Comment by [deleted] at 17/02/2025 at 06:12 UTC
2 upvotes, 0 direct replies
If you had free will, why not get up?
Why continue to suffer?
You mean, you experienced an emotion (embarrassment) that was so powerful, it controlled your actions including self-harm?
Comment by xtraa at 17/02/2025 at 16:19 UTC
1 upvotes, 1 direct replies
No-Self does not mean that there is nothing, it means that we don't experience anything as it really is. Instead, there are countless phenomena and illusions. Like you described the pain: There is no life-threatening situation or something so important, that it would justify the amount of pain in this moment. Nevertheless, it's there. So it's all about perspective and valuing these phenomena, or to use a Beatles-Quote "It's all in your mind".

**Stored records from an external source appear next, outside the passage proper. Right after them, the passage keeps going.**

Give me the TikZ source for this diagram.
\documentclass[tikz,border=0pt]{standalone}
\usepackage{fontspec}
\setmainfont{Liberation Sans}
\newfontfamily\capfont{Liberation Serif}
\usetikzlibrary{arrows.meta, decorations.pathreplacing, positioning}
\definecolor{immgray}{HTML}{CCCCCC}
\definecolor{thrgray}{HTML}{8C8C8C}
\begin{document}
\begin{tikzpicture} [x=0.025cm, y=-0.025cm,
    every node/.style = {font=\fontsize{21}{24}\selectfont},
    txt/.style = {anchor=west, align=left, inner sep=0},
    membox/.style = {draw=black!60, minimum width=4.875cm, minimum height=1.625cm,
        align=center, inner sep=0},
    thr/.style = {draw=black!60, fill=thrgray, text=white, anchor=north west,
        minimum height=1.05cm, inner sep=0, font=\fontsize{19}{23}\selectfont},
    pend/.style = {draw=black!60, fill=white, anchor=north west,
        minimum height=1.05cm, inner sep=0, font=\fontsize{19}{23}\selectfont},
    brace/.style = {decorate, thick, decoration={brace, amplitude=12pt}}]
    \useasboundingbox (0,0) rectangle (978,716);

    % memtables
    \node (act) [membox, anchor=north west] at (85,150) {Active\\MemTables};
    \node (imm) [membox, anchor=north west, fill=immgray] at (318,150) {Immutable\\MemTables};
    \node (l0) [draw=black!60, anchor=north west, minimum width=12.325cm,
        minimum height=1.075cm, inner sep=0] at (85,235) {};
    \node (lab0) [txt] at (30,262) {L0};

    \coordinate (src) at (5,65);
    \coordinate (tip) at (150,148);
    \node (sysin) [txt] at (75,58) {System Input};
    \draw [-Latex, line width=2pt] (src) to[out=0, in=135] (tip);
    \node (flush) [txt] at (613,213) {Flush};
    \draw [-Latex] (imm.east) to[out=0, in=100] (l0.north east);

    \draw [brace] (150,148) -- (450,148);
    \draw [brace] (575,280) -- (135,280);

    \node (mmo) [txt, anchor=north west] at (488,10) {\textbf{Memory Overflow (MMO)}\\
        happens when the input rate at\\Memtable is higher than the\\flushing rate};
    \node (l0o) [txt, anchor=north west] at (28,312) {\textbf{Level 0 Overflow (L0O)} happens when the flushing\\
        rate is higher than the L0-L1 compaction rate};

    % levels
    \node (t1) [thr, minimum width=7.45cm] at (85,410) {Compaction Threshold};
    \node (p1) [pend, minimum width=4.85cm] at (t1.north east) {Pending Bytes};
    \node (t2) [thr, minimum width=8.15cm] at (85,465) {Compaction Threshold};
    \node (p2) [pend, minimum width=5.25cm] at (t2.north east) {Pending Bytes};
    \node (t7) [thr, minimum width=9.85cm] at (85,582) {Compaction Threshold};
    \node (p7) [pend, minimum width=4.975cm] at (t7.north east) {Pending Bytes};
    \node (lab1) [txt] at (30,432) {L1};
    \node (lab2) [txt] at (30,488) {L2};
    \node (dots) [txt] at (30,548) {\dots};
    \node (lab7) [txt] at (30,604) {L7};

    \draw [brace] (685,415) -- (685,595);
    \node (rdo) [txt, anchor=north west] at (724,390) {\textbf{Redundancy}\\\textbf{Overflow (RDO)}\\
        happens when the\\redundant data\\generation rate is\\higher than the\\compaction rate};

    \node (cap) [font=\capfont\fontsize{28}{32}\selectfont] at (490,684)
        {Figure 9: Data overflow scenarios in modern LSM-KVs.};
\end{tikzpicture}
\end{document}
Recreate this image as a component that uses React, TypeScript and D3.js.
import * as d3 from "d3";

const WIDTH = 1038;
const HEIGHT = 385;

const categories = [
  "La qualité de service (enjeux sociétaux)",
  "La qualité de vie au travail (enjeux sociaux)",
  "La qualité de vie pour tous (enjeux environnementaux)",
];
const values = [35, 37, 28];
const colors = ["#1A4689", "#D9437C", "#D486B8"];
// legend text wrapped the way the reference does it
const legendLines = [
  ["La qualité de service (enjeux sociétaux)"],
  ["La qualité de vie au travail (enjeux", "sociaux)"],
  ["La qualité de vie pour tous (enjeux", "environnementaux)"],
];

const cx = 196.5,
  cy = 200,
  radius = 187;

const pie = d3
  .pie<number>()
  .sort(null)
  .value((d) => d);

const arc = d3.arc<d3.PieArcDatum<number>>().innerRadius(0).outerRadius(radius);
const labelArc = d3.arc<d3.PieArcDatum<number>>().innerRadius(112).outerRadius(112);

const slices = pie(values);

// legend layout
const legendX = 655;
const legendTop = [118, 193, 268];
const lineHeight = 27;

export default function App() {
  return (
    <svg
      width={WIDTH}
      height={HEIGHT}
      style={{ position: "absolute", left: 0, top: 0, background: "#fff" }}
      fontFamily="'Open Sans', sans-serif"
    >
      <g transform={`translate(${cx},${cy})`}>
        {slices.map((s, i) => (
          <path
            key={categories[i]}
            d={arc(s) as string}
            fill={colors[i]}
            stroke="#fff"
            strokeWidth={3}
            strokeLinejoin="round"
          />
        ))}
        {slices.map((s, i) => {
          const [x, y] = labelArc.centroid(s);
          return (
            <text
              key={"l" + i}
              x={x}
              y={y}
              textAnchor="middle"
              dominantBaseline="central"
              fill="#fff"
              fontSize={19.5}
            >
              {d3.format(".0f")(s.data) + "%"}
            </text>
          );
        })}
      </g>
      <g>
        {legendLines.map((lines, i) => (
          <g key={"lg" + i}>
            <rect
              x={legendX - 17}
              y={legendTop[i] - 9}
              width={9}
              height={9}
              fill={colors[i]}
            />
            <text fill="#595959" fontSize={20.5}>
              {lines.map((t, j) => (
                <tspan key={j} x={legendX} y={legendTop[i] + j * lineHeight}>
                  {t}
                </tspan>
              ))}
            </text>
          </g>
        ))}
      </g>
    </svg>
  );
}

Comment by Boycat89 at 17/02/2025 at 19:47 UTC
1 upvotes, 1 direct replies
From my lens, what you experienced was a particular *way* selfhood organizes under pressure rather than proof that self is some fixed, separate thing. From one point of view, the self isn’t something you have but it’s something you do. And what you did (enduring, choosing, meaning-making) was selfhood in action.
Comment by hongyeongsoo at 18/02/2025 at 15:17 UTC
1 upvotes, 1 direct replies
Talking with a teacher at that school about how bad your pain was will either quell your fear of damage or help them to show you form or exercises to help you sit more properly. There are teachers for a reason, be humble. The aim is waking up, not how long you can sit uncomfortably. Meditation teachers are there to answer these types of questions.
()
Comment by justawhistlestop at 20/02/2025 at 19:00 UTC
1 upvotes, 1 direct replies
Congratulations! Any experience of duality means eventually you’ll be able to identify it, isolate it then see it pass into non-duality. I still struggle with even seeing duality in my way of perceiving objects.
Comment by Fate27 at 17/02/2025 at 06:33 UTC
-1 upvotes, 0 direct replies
Sounds like a normal, Its painful, but I push through it with willpower with awareness that Im doing it.